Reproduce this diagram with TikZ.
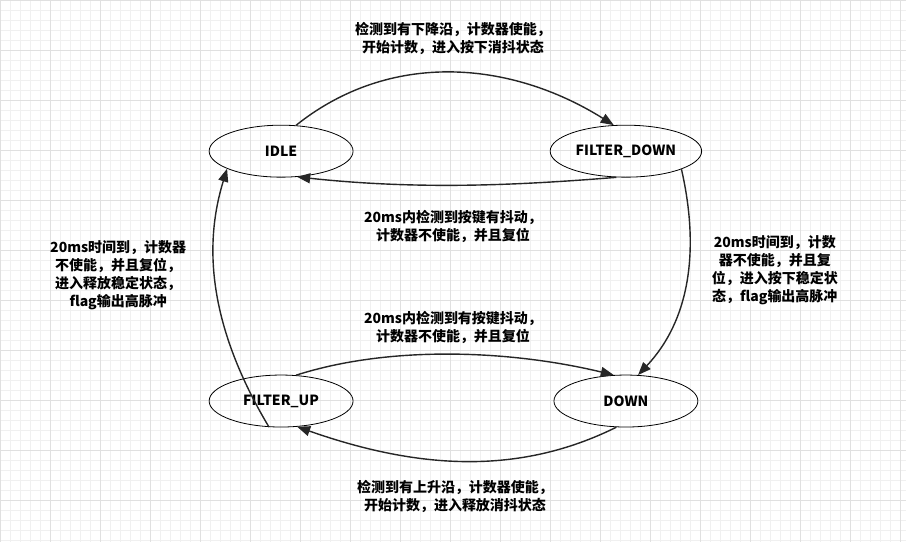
\documentclass[tikz,border=0pt]{standalone}
\usepackage{fontspec}
\newfontfamily\cjk{Noto Sans CJK SC}
\usetikzlibrary{arrows.meta,shapes,positioning}

\begin{document}
\begin{tikzpicture}[x=1pt,y=-1pt]
  \tikzset{
    state/.style={
      draw,
      thick,
      ellipse,
      minimum width=144pt,
      minimum height=52pt,
      font=\cjk\bfseries\fontsize{14}{17}\selectfont
    },
    line/.style={
      draw,
      line width=1.4pt,
      -{Triangle[length=13pt,width=10pt]},
      color=black!85
    },
    label/.style={
      align=center,
      font=\cjk\bfseries\fontsize{14}{18}\selectfont
    }
  }

  % grid background
  \fill[white] (0,0) rectangle (906,542);
  \foreach \x in {0,10,...,900}
    \draw[black!6,line width=0.5pt] (\x,0) -- (\x,542);
  \foreach \y in {0,10,...,540}
    \draw[black!6,line width=0.5pt] (0,\y) -- (906,\y);
  \foreach \x in {0,50,...,900}
    \draw[black!12,line width=0.5pt] (\x,0) -- (\x,542);
  \foreach \y in {0,50,...,500}
    \draw[black!12,line width=0.5pt] (0,\y) -- (906,\y);
  \useasboundingbox (0,0) rectangle (906,542);

  \node[state] (idle) at (281,151) {IDLE};
  \node[state] (fdown) at (626,151) {FILTER\_DOWN};
  \node[state] (fup) at (281,401) {FILTER\_UP};
  \node[state] (down) at (626,401) {DOWN};

  \path[line] (idle.60) .. controls (390,50) and (510,60) .. (fdown.115);
  \path[line] (fdown.-110) .. controls (520,185) and (420,190) .. (idle.-58);
  \path[line] (fdown.-18) .. controls (700,250) and (690,320) .. (down.65);
  \path[line] (down.-110) .. controls (520,475) and (420,470) .. (fup.-58);
  \path[line] (fup.60) .. controls (390,345) and (510,350) .. (down.115);
  \path[line] (fup.-115) .. controls (205,320) and (205,240) .. (idle.-162);

  \node[label] (l1) at (453,38) {检测到有下降沿，计数器使能，\\开始计数，进入按下消抖状态};
  \node[label] (l2) at (453,226) {20ms内检测到按键有抖动，\\计数器不使能，并且复位};
  \node[label] (l3) at (775,270) {20ms时间到，计数\\器不使能，并且复\\位，进入按下稳定状\\态，flag输出高脉冲};
  \node[label] (l4) at (118,275) {20ms时间到，计数器\\不使能，并且复位，\\进入释放稳定状态，\\flag输出高脉冲};
  \node[label] (l5) at (453,327) {20ms内检测到有按键抖动，\\计数器不使能，并且复位};
  \node[label] (l6) at (455,497) {检测到有上升沿，计数器使能，\\开始计数，进入释放消抖状态};
\end{tikzpicture}
\end{document}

○ ○ ○ ○ ○ ○ ○

— PROBLEM STATEMENT —
Retype the whole listing, keeping every line identical and omitting all pictures.

— THE OUTPUT —
Reproduce this diagram with TikZ.
\documentclass[tikz,border=0pt]{standalone}
\usepackage{fontspec}
\newfontfamily\cjk{Noto Sans CJK SC}
\usetikzlibrary{arrows.meta,shapes,positioning}

\begin{document}
\begin{tikzpicture}[x=1pt,y=-1pt]
  \tikzset{
    state/.style={
      draw,
      thick,
      ellipse,
      minimum width=144pt,
      minimum height=52pt,
      font=\cjk\bfseries\fontsize{14}{17}\selectfont
    },
    line/.style={
      draw,
      line width=1.4pt,
      -{Triangle[length=13pt,width=10pt]},
      color=black!85
    },
    label/.style={
      align=center,
      font=\cjk\bfseries\fontsize{14}{18}\selectfont
    }
  }

  % grid background
  \fill[white] (0,0) rectangle (906,542);
  \foreach \x in {0,10,...,900}
    \draw[black!6,line width=0.5pt] (\x,0) -- (\x,542);
  \foreach \y in {0,10,...,540}
    \draw[black!6,line width=0.5pt] (0,\y) -- (906,\y);
  \foreach \x in {0,50,...,900}
    \draw[black!12,line width=0.5pt] (\x,0) -- (\x,542);
  \foreach \y in {0,50,...,500}
    \draw[black!12,line width=0.5pt] (0,\y) -- (906,\y);
  \useasboundingbox (0,0) rectangle (906,542);

  \node[state] (idle) at (281,151) {IDLE};
  \node[state] (fdown) at (626,151) {FILTER\_DOWN};
  \node[state] (fup) at (281,401) {FILTER\_UP};
  \node[state] (down) at (626,401) {DOWN};

  \path[line] (idle.60) .. controls (390,50) and (510,60) .. (fdown.115);
  \path[line] (fdown.-110) .. controls (520,185) and (420,190) .. (idle.-58);
  \path[line] (fdown.-18) .. controls (700,250) and (690,320) .. (down.65);
  \path[line] (down.-110) .. controls (520,475) and (420,470) .. (fup.-58);
  \path[line] (fup.60) .. controls (390,345) and (510,350) .. (down.115);
  \path[line] (fup.-115) .. controls (205,320) and (205,240) .. (idle.-162);

  \node[label] (l1) at (453,38) {检测到有下降沿，计数器使能，\\开始计数，进入按下消抖状态};
  \node[label] (l2) at (453,226) {20ms内检测到按键有抖动，\\计数器不使能，并且复位};
  \node[label] (l3) at (775,270) {20ms时间到，计数\\器不使能，并且复\\位，进入按下稳定状\\态，flag输出高脉冲};
  \node[label] (l4) at (118,275) {20ms时间到，计数器\\不使能，并且复位，\\进入释放稳定状态，\\flag输出高脉冲};
  \node[label] (l5) at (453,327) {20ms内检测到有按键抖动，\\计数器不使能，并且复位};
  \node[label] (l6) at (455,497) {检测到有上升沿，计数器使能，\\开始计数，进入释放消抖状态};
\end{tikzpicture}
\end{document}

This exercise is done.